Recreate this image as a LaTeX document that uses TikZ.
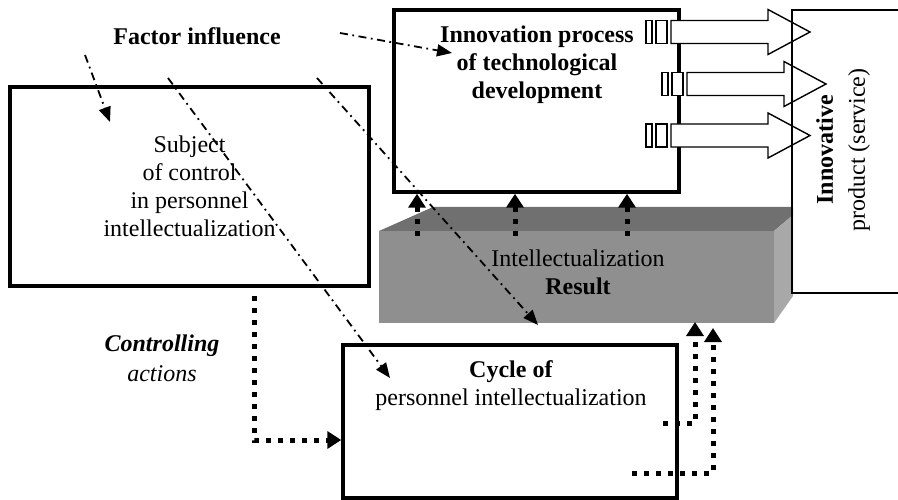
\documentclass[tikz,border=0pt]{standalone}
\usepackage{fontspec}
\setmainfont{Liberation Serif}
\usetikzlibrary{arrows.meta}
\definecolor{resulttop}{gray}{0.44}
\definecolor{resultfront}{gray}{0.56}
\definecolor{resultside}{gray}{0.66}
\begin{document}
\begin{tikzpicture}[x=1pt,y=-1pt,
    every node/.style={font=\fontsize{24}{28}\selectfont, inner sep=0pt, align=center},
    heading/.style={font=\fontsize{24}{28}\selectfont\bfseries},
    box/.style={draw, line width=3.4pt},
    influence/.style={line width=1.8pt, dash pattern=on 8pt off 4.5pt on 1.8pt off 4.5pt,
      -{Triangle[length=15pt,width=12pt]}},
    action/.style={line width=5pt, dash pattern=on 5pt off 7pt,
      -{Triangle[length=14pt,width=17pt]}},
    outflow/.style={draw, fill=white, line width=1.4pt}]
  \useasboundingbox (0,0) rectangle (898,500);

  % the result block
  \fill[resulttop] (379,231) -- (433,207) -- (793,207) -- (793,215) -- (774,231) -- cycle;
  \fill[resultside] (774,231) -- (793,215) -- (793,296) -- (774,323) -- cycle;
  \node[fill=resultfront, minimum width=395pt, minimum height=92pt] (result) at (576.5,277) {};
  \node (resulttext) at (578,272) {Intellectualization\\\textbf{Result}};

  \node[box, minimum width=359pt, minimum height=199pt] (subject) at (189.5,186.5)
    {Subject\\of control\\in personnel\\intellectualization};
  \node[box, minimum width=285pt, minimum height=182pt] (innov) at (536.5,101) {};
  \node[heading] (innovtext) at (537,65) {Innovation process\\of technological\\development};
  \node[box, minimum width=334pt, minimum height=153pt] (cycle) at (510,421.5) {};
  \node (cycletext) at (511,386) {\textbf{Cycle of}\\personnel intellectualization};

  \node[heading] (factor) at (197,36) {Factor influence};
  \node[font=\fontsize{24}{30}\selectfont\itshape] (controlling) at (162,358)
    {\textbf{Controlling}\\actions};

  % outputs of the innovation process
  \draw[outflow] (646,20.5) rectangle (652,43.5);
  \draw[outflow] (656,20.5) rectangle (667,43.5);
  \draw[outflow] (671,20.5) -- (768,20.5) -- (768,9.5) -- (810,32) -- (768,54.5)
    -- (768,43.5) -- (671,43.5) -- cycle;
  \draw[outflow] (662,72.5) rectangle (668,95.5);
  \draw[outflow] (672,72.5) rectangle (683,95.5);
  \draw[outflow] (687,72.5) -- (784,72.5) -- (784,61.5) -- (826,84) -- (784,106.5)
    -- (784,95.5) -- (687,95.5) -- cycle;
  \draw[outflow] (646,124) rectangle (652,147);
  \draw[outflow] (656,124) rectangle (667,147);
  \draw[outflow] (671,124) -- (768,124) -- (768,113) -- (810,135.5) -- (768,158)
    -- (768,147) -- (671,147) -- cycle;

  \node[draw, line width=2pt, minimum width=208pt, minimum height=283pt] (product) at (896,151.5) {};
  \node[rotate=90, font=\fontsize{24}{32}\selectfont] (producttext) at (843,150)
    {\textbf{Innovative}\\product (service)};

  \coordinate (f1) at (340,33);
  \coordinate (f2) at (85,55);
  \coordinate (f3) at (168,78);
  \coordinate (f4) at (317,78);
  \coordinate (t1) at (452,53);
  \coordinate (t2) at (110,122);
  \coordinate (t3) at (390,378);
  \coordinate (t4) at (538,325);
  \draw[influence] (f1) -- (t1);
  \draw[influence] (f2) -- (t2);
  \draw[influence] (f3) -- (t3);
  \draw[influence] (f4) -- (t4);

  \coordinate (u1) at (417,236);
  \coordinate (u2) at (515,236);
  \coordinate (u3) at (627,236);
  \draw[action] (u1) -- (u1 |- innov.south);
  \draw[action] (u2) -- (u2 |- innov.south);
  \draw[action] (u3) -- (u3 |- innov.south);

  \coordinate (c1) at (254,296);
  \coordinate (c2) at (254,440);
  \draw[action] (c1) -- (c2) -- (c2 -| cycle.west);

  \coordinate (d1) at (663,423);
  \coordinate (e1) at (695,322);
  \coordinate (d2) at (632,473);
  \coordinate (e2) at (713,328);
  \draw[action] (d1) -| (e1);
  \draw[action] (d2) -| (e2);
\end{tikzpicture}
\end{document}
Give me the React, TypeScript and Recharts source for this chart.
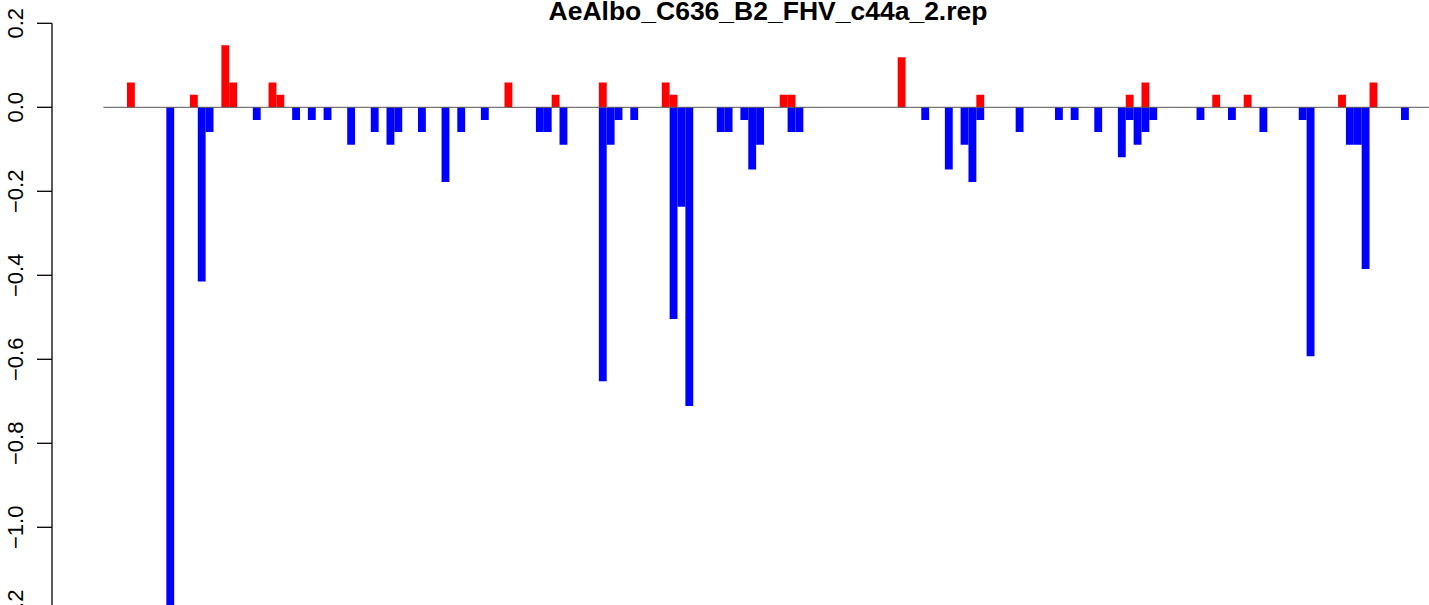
import React from 'react';
import { BarChart, Bar, XAxis, YAxis, ReferenceLine } from 'recharts';

const TITLE = 'AeAlbo_C636_B2_FHV_c44a_2.rep';

// slot index of each non-empty position along the sequence
const positions = [
  0, 5, 8, 9, 10, 12, 13, 16, 18, 19, 21, 23, 25, 28, 31, 33, 34, 37, 40, 42,
  45, 48, 52, 53, 54, 55, 60, 61, 62, 64, 68, 69, 70, 71, 75, 76, 78, 79, 80, 83,
  84, 85, 98, 101, 104, 106, 107, 108, 113, 118, 120, 123, 126, 127, 128, 129, 130, 136, 138, 140,
  142, 144, 149, 150, 154, 155, 156, 157, 158, 162,
];

// positive (red) part of each position
const upValues = [
  0.059, 0, 0.03, 0, 0, 0.148, 0.059, 0, 0.059, 0.03, 0, 0, 0, 0, 0, 0, 0, 0, 0, 0,
  0, 0.059, 0, 0, 0.03, 0, 0.059, 0, 0, 0, 0.059, 0.03, 0, 0, 0, 0, 0, 0, 0, 0.03,
  0.03, 0, 0.119, 0, 0, 0, 0, 0.03, 0, 0, 0, 0, 0, 0.03, 0, 0.059, 0, 0, 0.03, 0,
  0.03, 0, 0, 0, 0.03, 0, 0, 0, 0.059, 0,
];

// negative (blue) part of each position
const downValues = [
  0, -1.185, 0, -0.415, -0.059, 0, 0, -0.03, 0, 0, -0.03, -0.03, -0.03, -0.089, -0.059, -0.089, -0.059, -0.059, -0.178, -0.059,
  -0.03, 0, -0.059, -0.059, 0, -0.089, -0.652, -0.089, -0.03, -0.03, 0, -0.504, -0.237, -0.711, -0.059, -0.059, -0.03, -0.148, -0.089, 0,
  -0.059, -0.059, 0, -0.03, -0.148, -0.089, -0.178, -0.03, -0.059, -0.03, -0.03, -0.059, -0.119, -0.03, -0.089, -0.059, -0.03, -0.03, 0, -0.03,
  0, -0.059, -0.03, -0.593, 0, -0.089, -0.089, -0.385, 0, -0.03,
];

const yTicks = [0.2, 0, -0.2, -0.4, -0.6, -0.8, -1.0, -1.2];

const X_DOMAIN: [number, number] = [-10.037, 165.06];
const BASELINE_START = -3.5;

const data = positions.map((p, i) => ({ pos: p, up: upValues[i], down: downValues[i] }));

const FONT = '"Liberation Sans", Arial, Helvetica, sans-serif';

const YTick = (props: any) => {
  const { x, y, payload } = props;
  const lx = x - 12;
  return (
    <text
      x={lx}
      y={y}
      transform={`rotate(-90 ${lx} ${y})`}
      textAnchor="middle"
      fontFamily={FONT}
      fontSize={22}
      fill="#000"
    >
      {Number(payload.value).toFixed(1).replace('-', '\u2212')}
    </text>
  );
};

export default function App() {
  return (
    <div
      style={{
        position: 'absolute',
        left: 0,
        top: 0,
        width: 1429,
        height: 605,
        overflow: 'hidden',
        background: '#fff',
      }}
    >
      <div
        style={{
          position: 'absolute',
          left: 0,
          top: -2.4,
          width: 1536,
          textAlign: 'center',
          fontFamily: FONT,
          fontWeight: 'bold',
          fontSize: 26.5,
          lineHeight: '26.5px',
          color: '#000',
          whiteSpace: 'nowrap',
        }}
      >
        {TITLE}
      </div>
      <div style={{ position: 'absolute', left: 0, top: 0 }}>
        <BarChart
          width={1429}
          height={620}
          data={data}
          stackOffset="sign"
          barCategoryGap={0}
          barGap={0}
          margin={{ top: 23.3, right: 0, bottom: 8.7, left: 0 }}
        >
          <XAxis dataKey="pos" type="number" domain={X_DOMAIN} allowDataOverflow hide />
          <YAxis
            type="number"
            domain={[-1.2, 0.2]}
            ticks={yTicks}
            interval={0}
            width={52}
            tickSize={15}
            tick={<YTick />}
            axisLine={{ stroke: '#000', strokeWidth: 1.3 }}
            tickLine={{ stroke: '#000', strokeWidth: 1.3 }}
            allowDataOverflow
          />
          <Bar dataKey="up" stackId="s" fill="#FF0000" barSize={7.864} isAnimationActive={false} />
          <Bar dataKey="down" stackId="s" fill="#0000FF" barSize={7.864} isAnimationActive={false} />
          <ReferenceLine
            segment={[
              { x: BASELINE_START, y: 0 },
              { x: X_DOMAIN[1], y: 0 },
            ]}
            stroke="#555"
            strokeWidth={1}
            ifOverflow="visible"
          />
        </BarChart>
      </div>
    </div>
  );
}
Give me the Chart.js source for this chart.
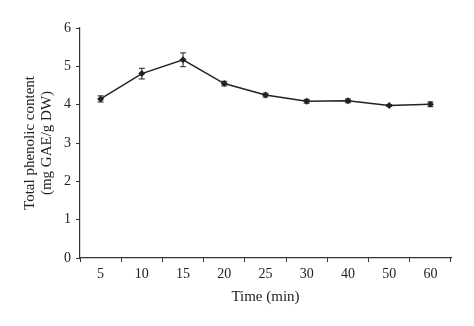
<!DOCTYPE html>
<html>
<head>
<meta charset="utf-8">
<script src="https://cdn.jsdelivr.net/npm/chart.js@4"></script>
<style>
  html, body { margin: 0; padding: 0; background: #fff; }
  #wrap { width: 474px; height: 326px; }
</style>
</head>
<body>
<div id="wrap"><canvas id="phenolChart" width="474" height="326"></canvas></div>
<script>
// data
const timeLabels = ["5", "10", "15", "20", "25", "30", "40", "50", "60"];
const phenolic = [4.15, 4.81, 5.17, 4.55, 4.25, 4.09, 4.10, 3.98, 4.01];
const phenolicErr = [0.08, 0.14, 0.18, 0.06, 0.05, 0.05, 0.05, 0.02, 0.06];
const yTicks = [0, 1, 2, 3, 4, 5, 6];

const serif = "'Liberation Serif', 'DejaVu Serif', serif";
const ink = "#222";

// vertical error bars with caps
const errorBars = {
  id: "errorBars",
  afterDatasetsDraw(chart) {
    const ctx = chart.ctx;
    const yScale = chart.scales.y;
    const meta = chart.getDatasetMeta(0);
    ctx.save();
    ctx.strokeStyle = ink;
    ctx.lineWidth = 1;
    meta.data.forEach((pt, i) => {
      const top = yScale.getPixelForValue(phenolic[i] + phenolicErr[i]);
      const bot = yScale.getPixelForValue(phenolic[i] - phenolicErr[i]);
      ctx.beginPath();
      ctx.moveTo(pt.x, top);
      ctx.lineTo(pt.x, bot);
      ctx.moveTo(pt.x - 3, top);
      ctx.lineTo(pt.x + 3, top);
      ctx.moveTo(pt.x - 3, bot);
      ctx.lineTo(pt.x + 3, bot);
      ctx.stroke();
    });
    ctx.restore();
  }
};

const ctx = document.getElementById("phenolChart").getContext("2d");
new Chart(ctx, {
  type: "line",
  data: {
    labels: timeLabels,
    datasets: [{
      data: phenolic,
      borderColor: ink,
      backgroundColor: ink,
      borderWidth: 1.5,
      pointStyle: "rectRot",
      pointRadius: 3.5,
      pointBorderWidth: 0,
      tension: 0
    }]
  },
  options: {
    responsive: false,
    animation: false,
    layout: { padding: { top: 28, right: 23, bottom: 0, left: 0 } },
    plugins: {
      legend: { display: false },
      tooltip: { enabled: false }
    },
    scales: {
      x: {
        offset: true,
        grid: { drawOnChartArea: false, offset: true, tickLength: 4, tickColor: "#333" },
        border: { color: "#333", width: 1.2 },
        ticks: { color: ink, font: { family: serif, size: 14 }, padding: 4, maxRotation: 0 },
        title: {
          display: true,
          text: "Time (min)",
          color: ink,
          font: { family: serif, size: 15 },
          padding: { top: 0, bottom: 20 }
        },
        afterFit(scale) { scale.height = 68; }
      },
      y: {
        min: yTicks[0],
        max: yTicks[yTicks.length - 1],
        grid: { drawOnChartArea: false, tickLength: 4, tickColor: "#333" },
        border: { color: "#333", width: 1.2 },
        ticks: { stepSize: 1, color: ink, font: { family: serif, size: 14 }, padding: 5 },
        afterBuildTicks(scale) { scale.ticks = yTicks.map(v => ({ value: v })); },
        title: {
          display: true,
          text: ["Total phenolic content", "(mg GAE/g DW)"],
          color: ink,
          font: { family: serif, size: 15, lineHeight: 1.1 },
          padding: { top: 22, bottom: 0 }
        },
        afterFit(scale) { scale.width = 80; }
      }
    }
  },
  plugins: [errorBars]
});
</script>
</body>
</html>
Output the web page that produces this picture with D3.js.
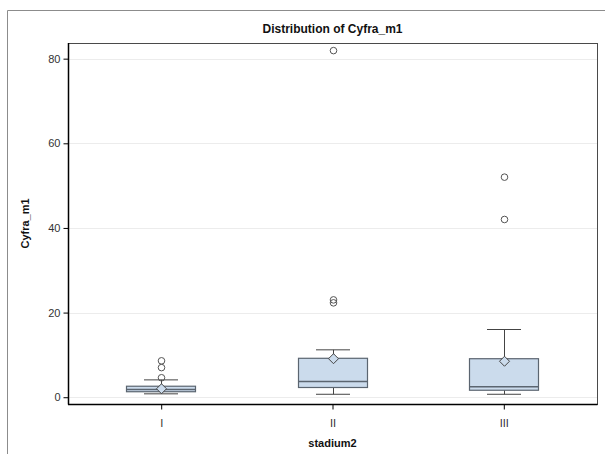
<!DOCTYPE html>
<html>
<head>
<meta charset="utf-8">
<script src="https://cdn.jsdelivr.net/npm/d3@7"></script>
<style>
    body { margin: 0; background: #fff; }
    svg { display: block; font-family: "Liberation Sans", Arial, sans-serif; }
</style>
</head>
<body>
<svg id="chart"></svg>
<script>
// 分组
var categories = ['I', 'II', 'III'];
// 箱线图统计量
var whiskerLow = [0.8, 0.7, 0.7];
var q1 = [1.3, 2.3, 1.65];
var medians = [1.8, 3.7, 2.5];
var q3 = [2.6, 9.2, 9.1];
var whiskerHigh = [4.1, 11.2, 16.0];
var means = [2.0, 9.1, 8.5];
// 离群点
var outliers = [
    [4.6, 7.0, 8.6],
    [22.3, 23.0, 81.9],
    [42.0, 52.0]
];
var yTicks = [0, 20, 40, 60, 80];

var width = 605, height = 454;
var plot = {left: 68, right: 597, top: 43, bottom: 404};
var svg = d3.select('#chart').attr('width', width).attr('height', height);

// 外框
svg.append('path')
    .attr('d', 'M7.5,' + height + 'V10.5H' + width)
    .attr('fill', 'none')
    .attr('stroke', '#8c8c8c')
    .attr('stroke-width', 1);

// 比例尺
var x = d3.scalePoint().domain(categories).range([plot.left, plot.right]).padding(0.544);
var y = d3.scaleLinear().domain([-1.6, 83.7]).range([plot.bottom, plot.top]);
var boxWidth = 69, capWidth = 34;

// 网格线
svg.append('g').selectAll('line')
    .data(yTicks)
    .enter()
    .append('line')
    .attr('x1', plot.left).attr('x2', plot.right)
    .attr('y1', function(d) { return Math.round(y(d)) + 0.5; })
    .attr('y2', function(d) { return Math.round(y(d)) + 0.5; })
    .attr('stroke', '#ececec');

// 绘图区边框
svg.append('rect')
    .attr('x', plot.left + 0.5).attr('y', plot.top + 0.5)
    .attr('width', plot.right - plot.left).attr('height', plot.bottom - plot.top)
    .attr('fill', 'none')
    .attr('stroke', '#4a4a4a');

// 坐标轴
var yAxis = svg.append('g')
    .attr('transform', 'translate(' + (plot.left + 0.5) + ',0)')
    .call(d3.axisLeft(y).tickValues(yTicks).tickSizeInner(5).tickSizeOuter(0).tickPadding(3));
var xAxis = svg.append('g')
    .attr('transform', 'translate(0,' + (plot.bottom + 0.5) + ')')
    .call(d3.axisBottom(x).tickSizeInner(5).tickSizeOuter(0).tickPadding(10));
yAxis.select('.domain').attr('d', 'M0,' + plot.top + 'V' + (plot.bottom + 0.5));
xAxis.select('.domain').attr('d', 'M' + plot.left + ',0H' + (plot.right + 0.5));
[xAxis, yAxis].forEach(function(ax) {
    ax.select('.domain').attr('stroke', '#000').attr('stroke-width', 1.5);
    ax.selectAll('.tick line').attr('stroke', '#000');
    ax.selectAll('.tick text').attr('fill', '#333').style('font-size', '11px');
});

// 箱体
var groups = svg.append('g').selectAll('g')
    .data(categories)
    .enter()
    .append('g')
    .attr('transform', function(d) { return 'translate(' + Math.round(x(d)) + ',0)'; });

// 须线
groups.append('line')
    .attr('x1', 0.5).attr('x2', 0.5)
    .attr('y1', function(d, i) { return y(whiskerLow[i]); })
    .attr('y2', function(d, i) { return y(whiskerHigh[i]); })
    .attr('stroke', '#444');
[whiskerLow, whiskerHigh].forEach(function(arr) {
    groups.append('line')
        .attr('x1', -capWidth / 2).attr('x2', capWidth / 2)
        .attr('y1', function(d, i) { return y(arr[i]); })
        .attr('y2', function(d, i) { return y(arr[i]); })
        .attr('stroke', '#444');
});

groups.append('rect')
    .attr('x', -boxWidth / 2)
    .attr('width', boxWidth)
    .attr('y', function(d, i) { return y(q3[i]); })
    .attr('height', function(d, i) { return y(q1[i]) - y(q3[i]); })
    .attr('fill', '#cbdbec')
    .attr('stroke', '#5b6570')
    .attr('stroke-width', 1.2);

// 中位数
groups.append('line')
    .attr('x1', -boxWidth / 2).attr('x2', boxWidth / 2)
    .attr('y1', function(d, i) { return y(medians[i]); })
    .attr('y2', function(d, i) { return y(medians[i]); })
    .attr('stroke', '#5b6570')
    .attr('stroke-width', 1.5);

// 均值
groups.append('path')
    .attr('d', function(d, i) {
        var c = y(means[i]), r = 5;
        return 'M0.5,' + (c - r) + 'L' + (r + 0.5) + ',' + c + 'L0.5,' + (c + r) + 'L' + (0.5 - r) + ',' + c + 'Z';
    })
    .attr('fill', '#cbdbec')
    .attr('stroke', '#444')
    .attr('stroke-width', 1);

// 离群点
groups.selectAll('circle')
    .data(function(d, i) { return outliers[i]; })
    .enter()
    .append('circle')
    .attr('cx', 0.5)
    .attr('cy', function(d) { return y(d); })
    .attr('r', 3.3)
    .attr('fill', 'none')
    .attr('stroke', '#555');

// 标题
svg.append('text')
    .attr('x', (plot.left + plot.right) / 2)
    .attr('y', 33)
    .attr('text-anchor', 'middle')
    .style('font-size', '12px')
    .style('font-weight', 'bold')
    .attr('fill', '#111')
    .text('Distribution of Cyfra_m1');

// 轴标题
svg.append('text')
    .attr('x', (plot.left + plot.right) / 2)
    .attr('y', 447)
    .attr('text-anchor', 'middle')
    .style('font-size', '11px')
    .style('font-weight', 'bold')
    .attr('fill', '#111')
    .text('stadium2');
svg.append('text')
    .attr('transform', 'translate(29,' + (plot.top + plot.bottom) / 2 + ') rotate(-90)')
    .attr('text-anchor', 'middle')
    .style('font-size', '11px')
    .style('font-weight', 'bold')
    .attr('fill', '#111')
    .text('Cyfra_m1');
</script>
</body>
</html>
----------
__PROBLEM STATEMENT__: In the listing above, find the line with "Give me the Chart.js source for this chart." and the line with "const yTicks = [0, 1, 2, 3, 4, 5, 6];". Set down exactly those lines and everything between them, skipping pictures.

__SOLUTION TO THIS TASK__:
Give me the Chart.js source for this chart.
<!DOCTYPE html>
<html>
<head>
<meta charset="utf-8">
<script src="https://cdn.jsdelivr.net/npm/chart.js@4"></script>
<style>
  html, body { margin: 0; padding: 0; background: #fff; }
  #wrap { width: 474px; height: 326px; }
</style>
</head>
<body>
<div id="wrap"><canvas id="phenolChart" width="474" height="326"></canvas></div>
<script>
// data
const timeLabels = ["5", "10", "15", "20", "25", "30", "40", "50", "60"];
const phenolic = [4.15, 4.81, 5.17, 4.55, 4.25, 4.09, 4.10, 3.98, 4.01];
const phenolicErr = [0.08, 0.14, 0.18, 0.06, 0.05, 0.05, 0.05, 0.02, 0.06];
const yTicks = [0, 1, 2, 3, 4, 5, 6];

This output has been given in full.